== Dataset records

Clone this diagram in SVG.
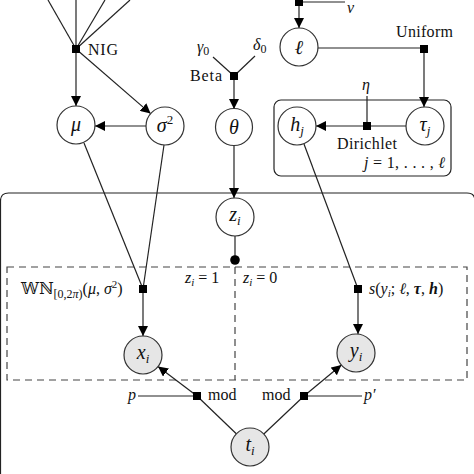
<svg xmlns="http://www.w3.org/2000/svg" width="474" height="474" viewBox="0 0 474 474" font-family="'Liberation Serif', 'DejaVu Serif', serif">
<defs>
<marker id="arr" viewBox="0 0 10 10" refX="10" refY="5" markerWidth="10" markerHeight="10" markerUnits="userSpaceOnUse" orient="auto">
<path d="M0,0 L10,5 L0,10 z" fill="#000"/>
</marker>
<style>
.n{fill:#fff;stroke:#333;stroke-width:1.2}
.o{fill:#e6e6e6;stroke:#333;stroke-width:1.2}
.l{stroke:#222;stroke-width:1.2;fill:none}
.a{stroke:#222;stroke-width:1.2;fill:none;marker-end:url(#arr)}
.d{stroke:#444;stroke-width:1.2;fill:none;stroke-dasharray:7,5}
.f{fill:#000}
text{font-family:'Liberation Serif','DejaVu Serif',serif;fill:#111}
.m{font-style:italic;font-size:20px;text-anchor:middle}
.t{font-size:16px}
.s{font-size:16px;font-style:italic}
</style>
</defs>
<rect width="474" height="474" fill="#fff"/>
<g id="plates">
<path class="l" d="M0.5,488 V201 Q0.5,193 8.5,193 H467 Q475,193 475,201 V488"/>
<rect class="l" x="274" y="100" width="177" height="76" rx="7"/>
<rect class="d" x="7" y="267" width="460" height="113"/>
<line class="d" x1="235" y1="267" x2="235" y2="380"/>
</g>
<g id="connectors">
<line class="l" x1="48" y1="0" x2="76" y2="49"/>
<line class="l" x1="76" y1="0" x2="76" y2="49"/>
<line class="l" x1="105" y1="0" x2="76" y2="49"/>
<line class="l" x1="130" y1="0" x2="76" y2="49"/>
<line class="a" x1="76" y1="49" x2="76" y2="106"/>
<line class="a" x1="76" y1="49" x2="150.6" y2="113.6"/>
<line class="a" x1="146" y1="126" x2="95" y2="126"/>
<line class="l" x1="213" y1="57" x2="234" y2="76"/>
<line class="l" x1="255" y1="56" x2="234" y2="76"/>
<line class="a" x1="234" y1="76" x2="234" y2="109"/>
<line class="l" x1="299" y1="2" x2="345" y2="2"/>
<line class="a" x1="299" y1="2" x2="299" y2="28"/>
<line class="l" x1="318" y1="48" x2="424" y2="48"/>
<line class="a" x1="424" y1="48" x2="424" y2="107"/>
<line class="l" x1="367" y1="96" x2="367" y2="126"/>
<line class="l" x1="406" y1="126" x2="367" y2="126"/>
<line class="a" x1="367" y1="126" x2="316" y2="126"/>
<line class="a" x1="234" y1="145" x2="234" y2="198"/>
<line class="l" x1="235" y1="236" x2="235" y2="260"/>
<circle class="f" cx="235" cy="260" r="4.8"/>
<line class="l" x1="84" y1="143" x2="143" y2="289"/>
<line class="l" x1="164" y1="145" x2="143" y2="289"/>
<line class="a" x1="143" y1="289" x2="143" y2="336"/>
<line class="l" x1="304" y1="144" x2="358" y2="289"/>
<line class="a" x1="358" y1="289" x2="358" y2="334"/>
<line class="l" x1="138" y1="396" x2="197" y2="396"/>
<line class="l" x1="236.3" y1="433.8" x2="197" y2="396"/>
<line class="a" x1="197" y1="396" x2="158" y2="366.5"/>
<line class="l" x1="304" y1="396" x2="362" y2="396"/>
<line class="l" x1="263.8" y1="434" x2="304" y2="396"/>
<line class="a" x1="304" y1="396" x2="341.4" y2="365"/>
</g>
<g id="factors">
<rect class="f" x="72" y="45" width="8" height="8"/>
<rect class="f" x="230" y="72" width="8" height="8"/>
<rect class="f" x="295" y="-2" width="8" height="8"/>
<rect class="f" x="420" y="45" width="8" height="8"/>
<rect class="f" x="363" y="122" width="8" height="8"/>
<rect class="f" x="139" y="285" width="8" height="8"/>
<rect class="f" x="354" y="285" width="8" height="8"/>
<rect class="f" x="193" y="392" width="8" height="8"/>
<rect class="f" x="300" y="392" width="8" height="8"/>
</g>
<g id="mu"><circle class="n" cx="76" cy="125" r="19"/><text class="m" x="76" y="131">μ</text></g>
<g id="sigma2"><circle class="n" cx="165" cy="126" r="19"/><text class="m" x="165" y="132">σ<tspan font-size="13" font-style="normal" dy="-8">2</tspan></text></g>
<g id="theta"><circle class="n" cx="234" cy="127" r="18.5"/><text class="m" x="234" y="134">θ</text></g>
<g id="ell"><circle class="n" cx="299" cy="47" r="19"/><text class="m" x="299" y="54">ℓ</text></g>
<g id="h_j"><circle class="n" cx="297" cy="126" r="19"/><text class="m" x="297" y="131">h<tspan font-size="13" dy="4">j</tspan></text></g>
<g id="tau_j"><circle class="n" cx="425" cy="126" r="19"/><text class="m" x="425" y="131">τ<tspan font-size="13" dy="4">j</tspan></text></g>
<g id="z_i"><circle class="n" cx="235" cy="217" r="19"/><text class="m" x="235" y="221">z<tspan font-size="13" dy="4">i</tspan></text></g>
<g id="x_i"><circle class="o" cx="143" cy="355" r="19"/><text class="m" x="143" y="359">x<tspan font-size="13" dy="4">i</tspan></text></g>
<g id="y_i"><circle class="o" cx="356" cy="353" r="19"/><text class="m" x="356" y="357">y<tspan font-size="13" dy="4">i</tspan></text></g>
<g id="t_i"><circle class="o" cx="250" cy="447" r="19"/><text class="m" x="250" y="451">t<tspan font-size="13" dy="4">i</tspan></text></g>
<g id="labels">
<text class="t" x="88" y="55" textLength="30">NIG</text>
<text class="t" x="190" y="81" textLength="32">Beta</text>
<text class="t" x="396" y="37" textLength="57">Uniform</text>
<text class="t" x="337" y="149" textLength="60">Dirichlet</text>
<text class="s" x="364" y="168" textLength="81"><tspan>j</tspan><tspan font-style="normal"> = 1, . . . , </tspan><tspan>ℓ</tspan></text>
<text class="s" x="197" y="52">γ<tspan font-size="12" font-style="normal" dy="3">0</tspan></text>
<text class="s" x="253" y="50">δ<tspan font-size="12" font-style="normal" dy="3">0</tspan></text>
<text class="s" x="362" y="90">η</text>
<text class="s" x="347" y="13">ν</text>
<text class="t" x="21" y="294" font-size="17">𝕎ℕ<tspan font-size="12" dy="4">[0,2<tspan font-style="italic">π</tspan>)</tspan><tspan dy="-4">(<tspan font-style="italic">μ</tspan>, <tspan font-style="italic">σ</tspan><tspan font-size="11" dy="-6">2</tspan><tspan dy="6">)</tspan></tspan></text>
<text class="t" x="369" y="294" font-size="17"><tspan font-style="italic">s</tspan>(<tspan font-style="italic">y</tspan><tspan font-size="11" font-style="italic" dy="3">i</tspan><tspan dy="-3">; </tspan><tspan font-style="italic">ℓ</tspan>, <tspan font-weight="bold" font-style="italic">τ</tspan>, <tspan font-weight="bold" font-style="italic">h</tspan>)</text>
<text class="s" x="185" y="283">z<tspan font-size="11" dy="3">i</tspan><tspan font-style="normal" dy="-3"> = 1</tspan></text>
<text class="s" x="243" y="283">z<tspan font-size="11" dy="3">i</tspan><tspan font-style="normal" dy="-3"> = 0</tspan></text>
<text class="t" x="208" y="400">mod</text>
<text class="t" x="262" y="400">mod</text>
<text class="s" x="128" y="400">p</text>
<text class="s" x="364" y="400">p′</text>
</g>
</svg>
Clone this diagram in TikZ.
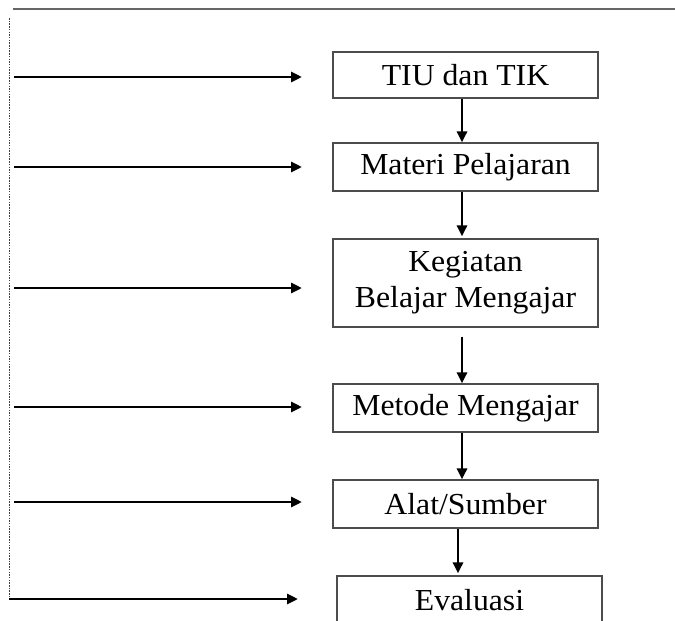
\documentclass[tikz,border=0pt]{standalone}
\usepackage{fontspec}
\setmainfont{Liberation Serif}
\usetikzlibrary{arrows.meta}
\newcommand{\hs}[1]{\scalebox{1.04}[1]{#1}}
\begin{document}
\begin{tikzpicture}[x=1pt,y=-1pt,
  stepbox/.style={draw=black!70, line width=1.2pt, rectangle, minimum width=265pt,
    inner sep=0pt, align=center, font=\fontsize{30.5}{36}\selectfont},
  flow/.style={line width=2.8pt, -{Triangle[length=11pt,width=10pt]}},
  topline/.style={draw=black!60, line width=1.6pt},
  sideline/.style={draw=black!75, line width=0.8pt, dash pattern=on 1.5pt off 1.2pt}]
\useasboundingbox (0,0) rectangle (675,621);
\clip (0,0) rectangle (675,621);

% boxes
\node[stepbox, minimum height=46pt] (b1) at (465.5,75) {\hs{TIU dan TIK}};
\node[stepbox, minimum height=48pt] (b2) at (465.5,167) {\hs{Materi Pelajaran}};
\node[stepbox, minimum height=88pt] (b3) at (465.5,283) {\hs{Kegiatan}\\\hs{Belajar Mengajar}};
\node[stepbox, minimum height=48pt] (b4) at (465.5,408) {\hs{Metode Mengajar}};
\node[stepbox, minimum height=48pt] (b5) at (465.5,504) {\hs{Alat/Sumber}};
\node[stepbox, minimum height=48pt] (b6) at (469.5,600) {\hs{Evaluasi}};

% vertical arrows
\draw[flow] ([xshift=-3.5pt]b1.south) -- ([xshift=-3.5pt]b2.north);
\draw[flow] ([xshift=-3.5pt]b2.south) -- ([xshift=-3.5pt,yshift=2pt]b3.north);
\draw[flow] ([xshift=-3.5pt,yshift=-9pt]b3.south) -- ([xshift=-3.5pt]b4.north);
\draw[flow] ([xshift=-3.5pt]b4.south) -- ([xshift=-3.5pt]b5.north);
\draw[flow] ([xshift=-7.5pt]b5.south) -- ([xshift=-11.5pt,yshift=2pt]b6.north);

% top rule and left dotted line
\coordinate (tl) at (13,9);
\coordinate (tr) at (675,9);
\draw[topline] (tl) -- (tr);
\coordinate (dtop) at (9,18);
\coordinate (dbot) at (9,599);
\draw[sideline] (dtop) -- (dbot);

% left arrows
\coordinate (s1) at (14,77);   \coordinate (e1) at (302,77);
\coordinate (s2) at (14,167);  \coordinate (e2) at (302,167);
\coordinate (s3) at (14,288);  \coordinate (e3) at (302,288);
\coordinate (s4) at (14,407);  \coordinate (e4) at (302,407);
\coordinate (s5) at (14,502);  \coordinate (e5) at (302,502);
\coordinate (e6) at (298,599);
\draw[flow] (s1) -- (e1);
\draw[flow] (s2) -- (e2);
\draw[flow] (s3) -- (e3);
\draw[flow] (s4) -- (e4);
\draw[flow] (s5) -- (e5);
\draw[flow] (dbot) -- (e6);
\end{tikzpicture}
\end{document}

====

* **Exercise details**: Among the entries above, locate the line with "Clone this diagram in TikZ." and the line with "minimum height=48pt] (b6)". Give those two lines and all lines between them again, exactly, leaving out the pictures.

* **Output for this exercise**:
Clone this diagram in TikZ.
\documentclass[tikz,border=0pt]{standalone}
\usepackage{fontspec}
\setmainfont{Liberation Serif}
\usetikzlibrary{arrows.meta}
\newcommand{\hs}[1]{\scalebox{1.04}[1]{#1}}
\begin{document}
\begin{tikzpicture}[x=1pt,y=-1pt,
  stepbox/.style={draw=black!70, line width=1.2pt, rectangle, minimum width=265pt,
    inner sep=0pt, align=center, font=\fontsize{30.5}{36}\selectfont},
  flow/.style={line width=2.8pt, -{Triangle[length=11pt,width=10pt]}},
  topline/.style={draw=black!60, line width=1.6pt},
  sideline/.style={draw=black!75, line width=0.8pt, dash pattern=on 1.5pt off 1.2pt}]
\useasboundingbox (0,0) rectangle (675,621);
\clip (0,0) rectangle (675,621);

% boxes
\node[stepbox, minimum height=46pt] (b1) at (465.5,75) {\hs{TIU dan TIK}};
\node[stepbox, minimum height=48pt] (b2) at (465.5,167) {\hs{Materi Pelajaran}};
\node[stepbox, minimum height=88pt] (b3) at (465.5,283) {\hs{Kegiatan}\\\hs{Belajar Mengajar}};
\node[stepbox, minimum height=48pt] (b4) at (465.5,408) {\hs{Metode Mengajar}};
\node[stepbox, minimum height=48pt] (b5) at (465.5,504) {\hs{Alat/Sumber}};
\node[stepbox, minimum height=48pt] (b6) at (469.5,600) {\hs{Evaluasi}};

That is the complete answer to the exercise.